When a superseding indictment introduces entirely new charges, the Relation Back Doctrine does not apply, and the new counts must independently satisfy the Statute of Limitations. A new charge is defined as one that alleges a different crime, a different victim, or a different set of underlying facts than those specified in the original indictment. These new counts must have been filed within five years of their own completion date.

If the five-year SOL has already expired on the date the superseding indictment is filed, any genuinely new charge contained within it will be time-barred. The court will scrutinize the substance of the new count to determine if it is merely a refinement or a distinct legal claim. The government cannot use the timely nature of the original indictment as a shield for adding unrelated, untimely offenses.

Consider an original indictment charging a defendant with a five-year wire fraud conspiracy ending in 2020. If a superseding indictment is filed after the 2025 SOL expiration, any new count must be examined closely. If the superseding document adds a new count for tax evasion from 2018 unrelated to the original facts, that 2018 charge is time-barred.
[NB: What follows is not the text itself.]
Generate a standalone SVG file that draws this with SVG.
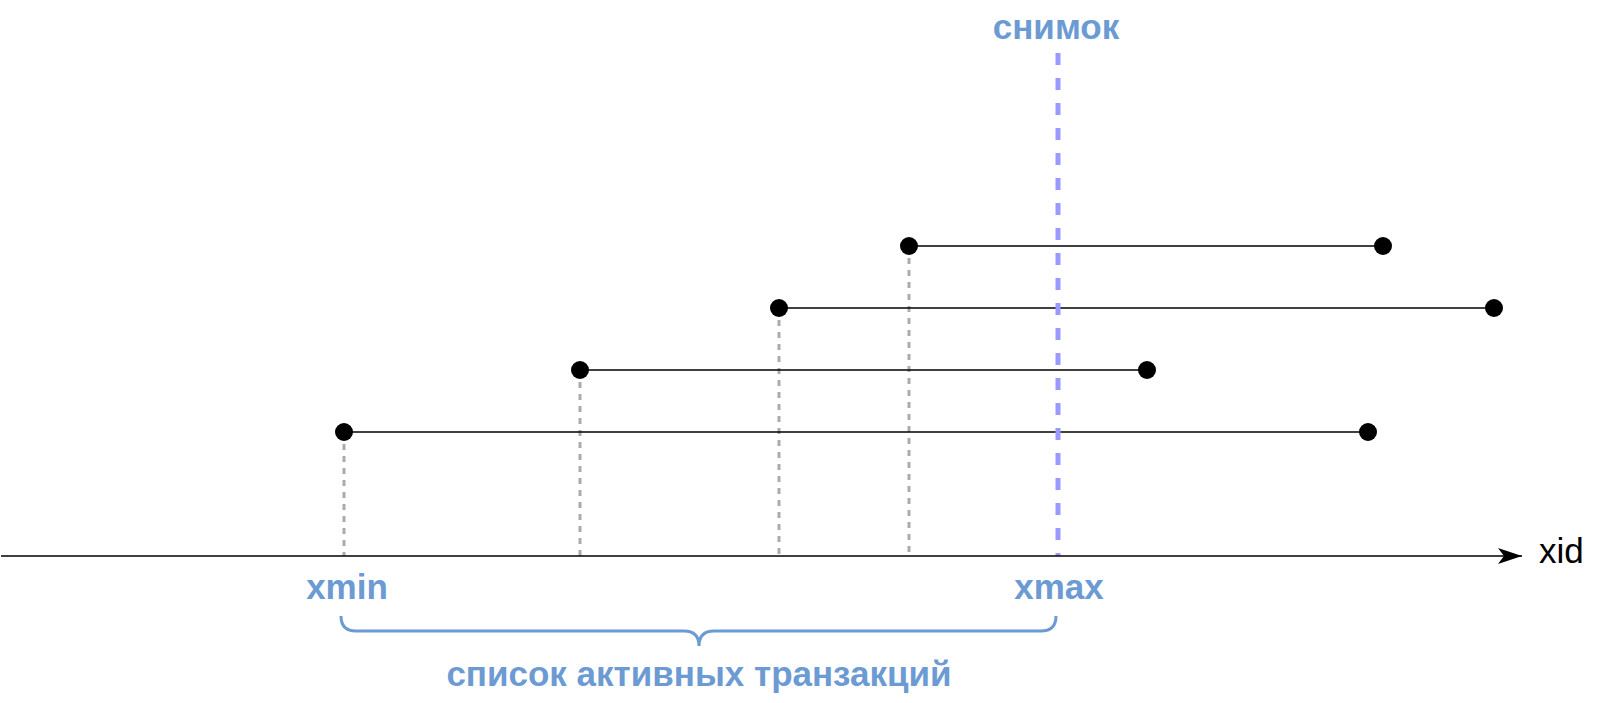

The tax evasion charge, completed in 2018, would have an SOL expiration of 2023 under the general five-year rule. If the superseding indictment was filed in 2026, the new count is untimely and subject to a motion to dismiss. The timeliness of the original wire fraud counts does not save the new, unrelated tax offense.

The courts look for a difference in the elements of the crime, the time period, and the evidence required to prove the offenses. Adding a completely separate bank robbery charge that occurred a decade earlier and was not referenced in the original racketeering indictment, for example, is a clear case of a non-relating-back new charge. The defendant must be able to argue successfully that the new count alleges a separate and distinct criminal episode.

Conversely, a new count that merely restates the same conduct under a different but related statute, such as adding a bank fraud count based on the exact same scheme and transactions detailed in the original wire fraud count, likely relates back. The operative facts remain identical, and the defendant was on notice of the underlying conduct from the initial filing. The distinction rests on whether the new charge requires proof of facts that were not necessary to prove the original offense.

Procedural Considerations for Timeliness

The Statute of Limitations clock can be paused, or “tolled,” under specific circumstances defined by federal law. The most common form of tolling occurs when a defendant is a fugitive from justice. Under 18 U.S.C. § 3290, the time during which a defendant is a fugitive is excluded from the calculation of the limitation period.

Tolling can also occur in complex financial cases where the government requests a court order to extend the SOL to pursue evidence located in foreign countries. Additionally, for certain offenses involving terrorism or financial institutions, Congress has legislatively created specific extensions to the standard five-year period. These extensions ensure that the government has adequate time to build cases against individuals who have actively concealed their crimes.

When a superseding indictment is filed after the SOL has expired, defense counsel typically challenges its timeliness by filing a motion to dismiss. This motion argues that the new charges do not relate back to the original indictment and are therefore time-barred. The court must then conduct a factual analysis comparing the allegations in the original document with those in the superseding one.

If the court determines that the new charges allege separate and distinct criminal conduct, those specific counts will be dismissed, but the timely charges will stand. This procedural challenge forces the prosecution to justify why the new allegations are substantively similar to the originally noticed conduct. The successful application of the Relation Back Doctrine is thus a matter of careful pleading and judicial review.